Task statement => Show every line in the records below that contains the word "this".

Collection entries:

^^^^^^^^

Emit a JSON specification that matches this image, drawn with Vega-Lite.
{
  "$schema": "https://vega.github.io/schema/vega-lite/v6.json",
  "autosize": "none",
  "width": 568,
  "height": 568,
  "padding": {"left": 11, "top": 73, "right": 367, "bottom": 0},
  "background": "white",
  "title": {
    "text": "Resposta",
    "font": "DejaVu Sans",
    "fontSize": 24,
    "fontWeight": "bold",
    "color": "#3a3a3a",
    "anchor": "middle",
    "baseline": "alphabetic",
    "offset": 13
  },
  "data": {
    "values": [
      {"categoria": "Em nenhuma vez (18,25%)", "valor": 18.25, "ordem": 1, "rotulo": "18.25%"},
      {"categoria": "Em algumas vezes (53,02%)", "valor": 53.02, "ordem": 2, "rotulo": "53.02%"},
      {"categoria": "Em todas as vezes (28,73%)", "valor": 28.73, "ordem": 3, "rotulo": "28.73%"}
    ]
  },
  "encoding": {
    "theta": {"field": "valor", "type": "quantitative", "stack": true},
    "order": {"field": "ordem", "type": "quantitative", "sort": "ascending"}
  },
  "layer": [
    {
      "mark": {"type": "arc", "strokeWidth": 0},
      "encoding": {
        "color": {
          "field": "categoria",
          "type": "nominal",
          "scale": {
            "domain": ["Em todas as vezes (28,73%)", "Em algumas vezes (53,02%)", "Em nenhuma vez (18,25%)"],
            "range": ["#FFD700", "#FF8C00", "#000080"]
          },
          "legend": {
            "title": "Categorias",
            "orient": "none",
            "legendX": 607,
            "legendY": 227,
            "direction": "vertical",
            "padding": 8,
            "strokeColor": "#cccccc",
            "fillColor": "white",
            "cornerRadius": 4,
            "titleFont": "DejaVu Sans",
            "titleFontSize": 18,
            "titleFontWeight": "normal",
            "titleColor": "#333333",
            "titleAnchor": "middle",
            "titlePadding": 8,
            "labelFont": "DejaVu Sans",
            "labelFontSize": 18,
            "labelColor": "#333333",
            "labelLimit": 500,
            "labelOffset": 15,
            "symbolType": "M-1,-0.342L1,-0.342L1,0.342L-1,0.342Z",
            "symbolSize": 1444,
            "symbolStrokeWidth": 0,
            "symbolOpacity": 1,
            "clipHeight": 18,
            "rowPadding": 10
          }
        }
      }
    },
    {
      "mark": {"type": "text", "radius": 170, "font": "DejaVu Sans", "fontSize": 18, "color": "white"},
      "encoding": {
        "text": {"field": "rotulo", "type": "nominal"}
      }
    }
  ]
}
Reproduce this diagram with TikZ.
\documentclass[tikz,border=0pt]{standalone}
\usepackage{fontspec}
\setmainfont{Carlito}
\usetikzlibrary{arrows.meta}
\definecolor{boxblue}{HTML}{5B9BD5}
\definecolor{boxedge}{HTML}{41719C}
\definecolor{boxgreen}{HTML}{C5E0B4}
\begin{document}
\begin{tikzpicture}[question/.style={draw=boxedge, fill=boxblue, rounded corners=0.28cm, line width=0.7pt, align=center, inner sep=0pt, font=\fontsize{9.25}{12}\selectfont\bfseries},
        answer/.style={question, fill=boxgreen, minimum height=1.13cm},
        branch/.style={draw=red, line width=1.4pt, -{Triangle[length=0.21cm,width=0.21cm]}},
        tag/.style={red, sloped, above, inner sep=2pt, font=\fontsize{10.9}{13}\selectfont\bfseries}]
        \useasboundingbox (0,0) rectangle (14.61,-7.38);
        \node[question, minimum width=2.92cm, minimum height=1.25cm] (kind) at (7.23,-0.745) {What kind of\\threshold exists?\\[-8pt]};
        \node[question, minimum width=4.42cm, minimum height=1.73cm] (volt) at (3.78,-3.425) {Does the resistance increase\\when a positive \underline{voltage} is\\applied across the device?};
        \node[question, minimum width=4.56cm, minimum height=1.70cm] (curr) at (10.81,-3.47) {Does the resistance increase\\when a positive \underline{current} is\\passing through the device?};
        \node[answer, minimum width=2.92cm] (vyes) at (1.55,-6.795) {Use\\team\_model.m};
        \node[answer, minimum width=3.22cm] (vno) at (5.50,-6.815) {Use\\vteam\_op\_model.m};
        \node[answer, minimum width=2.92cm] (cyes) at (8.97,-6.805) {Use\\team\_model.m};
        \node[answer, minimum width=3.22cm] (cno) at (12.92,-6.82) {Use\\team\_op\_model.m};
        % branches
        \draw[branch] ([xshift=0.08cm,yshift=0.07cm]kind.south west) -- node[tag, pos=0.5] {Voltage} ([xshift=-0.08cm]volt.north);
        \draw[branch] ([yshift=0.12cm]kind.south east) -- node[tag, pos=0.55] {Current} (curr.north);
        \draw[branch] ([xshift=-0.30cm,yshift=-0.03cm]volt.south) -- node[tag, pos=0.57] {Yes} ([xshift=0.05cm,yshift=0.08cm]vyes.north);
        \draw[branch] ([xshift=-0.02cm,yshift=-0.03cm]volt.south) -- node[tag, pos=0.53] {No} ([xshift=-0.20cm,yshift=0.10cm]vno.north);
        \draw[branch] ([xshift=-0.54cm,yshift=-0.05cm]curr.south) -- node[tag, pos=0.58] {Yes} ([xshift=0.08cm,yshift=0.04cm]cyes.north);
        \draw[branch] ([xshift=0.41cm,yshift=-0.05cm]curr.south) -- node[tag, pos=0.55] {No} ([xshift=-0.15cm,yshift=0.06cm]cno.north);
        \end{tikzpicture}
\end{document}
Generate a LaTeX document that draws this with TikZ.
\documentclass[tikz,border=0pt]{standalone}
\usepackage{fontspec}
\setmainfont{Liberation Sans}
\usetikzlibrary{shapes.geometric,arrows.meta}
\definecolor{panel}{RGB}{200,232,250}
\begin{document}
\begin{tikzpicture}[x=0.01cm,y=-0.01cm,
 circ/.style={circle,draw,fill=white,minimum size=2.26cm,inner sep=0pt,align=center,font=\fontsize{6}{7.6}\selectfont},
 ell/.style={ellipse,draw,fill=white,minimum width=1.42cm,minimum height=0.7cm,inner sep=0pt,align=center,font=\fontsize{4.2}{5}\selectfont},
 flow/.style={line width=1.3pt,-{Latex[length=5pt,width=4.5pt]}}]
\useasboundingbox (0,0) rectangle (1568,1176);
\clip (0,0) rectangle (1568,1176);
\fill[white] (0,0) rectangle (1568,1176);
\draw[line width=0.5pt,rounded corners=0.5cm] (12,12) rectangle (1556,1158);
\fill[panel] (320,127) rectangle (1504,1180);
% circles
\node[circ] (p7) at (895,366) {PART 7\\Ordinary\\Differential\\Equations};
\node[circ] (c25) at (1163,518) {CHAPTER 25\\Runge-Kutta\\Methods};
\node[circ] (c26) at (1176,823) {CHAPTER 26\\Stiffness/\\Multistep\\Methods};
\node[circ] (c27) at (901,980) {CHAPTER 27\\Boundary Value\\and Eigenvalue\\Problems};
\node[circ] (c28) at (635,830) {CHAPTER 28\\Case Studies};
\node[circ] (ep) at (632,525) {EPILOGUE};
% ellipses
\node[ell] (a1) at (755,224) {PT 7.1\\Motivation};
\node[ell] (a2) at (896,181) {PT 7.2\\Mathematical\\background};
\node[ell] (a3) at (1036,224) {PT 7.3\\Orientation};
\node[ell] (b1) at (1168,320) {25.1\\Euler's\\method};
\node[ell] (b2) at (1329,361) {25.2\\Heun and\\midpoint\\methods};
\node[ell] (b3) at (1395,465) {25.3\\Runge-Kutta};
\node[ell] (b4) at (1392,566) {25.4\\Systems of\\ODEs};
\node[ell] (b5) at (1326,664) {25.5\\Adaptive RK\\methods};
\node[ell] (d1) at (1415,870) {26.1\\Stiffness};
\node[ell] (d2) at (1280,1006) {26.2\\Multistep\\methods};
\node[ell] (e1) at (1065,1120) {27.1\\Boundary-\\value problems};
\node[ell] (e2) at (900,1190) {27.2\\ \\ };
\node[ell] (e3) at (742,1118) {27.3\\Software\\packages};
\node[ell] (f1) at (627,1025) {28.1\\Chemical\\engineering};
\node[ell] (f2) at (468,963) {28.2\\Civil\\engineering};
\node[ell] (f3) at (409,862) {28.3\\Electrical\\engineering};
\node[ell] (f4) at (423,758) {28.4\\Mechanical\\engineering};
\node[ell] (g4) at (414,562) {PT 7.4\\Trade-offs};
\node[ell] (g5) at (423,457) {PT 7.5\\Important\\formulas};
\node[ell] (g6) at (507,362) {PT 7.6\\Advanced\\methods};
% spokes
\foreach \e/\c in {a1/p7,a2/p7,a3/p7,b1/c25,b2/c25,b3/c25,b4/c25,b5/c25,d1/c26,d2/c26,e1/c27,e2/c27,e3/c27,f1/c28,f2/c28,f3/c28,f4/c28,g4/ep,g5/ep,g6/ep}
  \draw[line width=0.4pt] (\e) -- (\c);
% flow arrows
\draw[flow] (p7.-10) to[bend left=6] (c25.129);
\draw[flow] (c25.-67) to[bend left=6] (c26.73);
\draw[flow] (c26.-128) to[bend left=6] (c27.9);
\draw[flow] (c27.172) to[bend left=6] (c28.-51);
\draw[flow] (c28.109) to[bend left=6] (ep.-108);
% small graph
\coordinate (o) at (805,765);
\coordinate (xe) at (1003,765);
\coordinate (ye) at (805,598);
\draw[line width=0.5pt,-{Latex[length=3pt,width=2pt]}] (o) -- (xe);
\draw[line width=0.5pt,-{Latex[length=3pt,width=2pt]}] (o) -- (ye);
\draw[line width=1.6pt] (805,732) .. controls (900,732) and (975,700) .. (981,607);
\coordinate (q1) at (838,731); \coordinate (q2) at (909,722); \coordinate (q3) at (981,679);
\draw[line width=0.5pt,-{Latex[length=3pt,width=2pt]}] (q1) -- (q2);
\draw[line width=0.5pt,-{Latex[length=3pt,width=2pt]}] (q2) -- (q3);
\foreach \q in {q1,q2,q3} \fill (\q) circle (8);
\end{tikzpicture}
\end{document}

^^^^^^^^

The response =>
Emit a JSON specification that matches this image, drawn with Vega-Lite.
Reproduce this diagram with TikZ.
Generate a LaTeX document that draws this with TikZ.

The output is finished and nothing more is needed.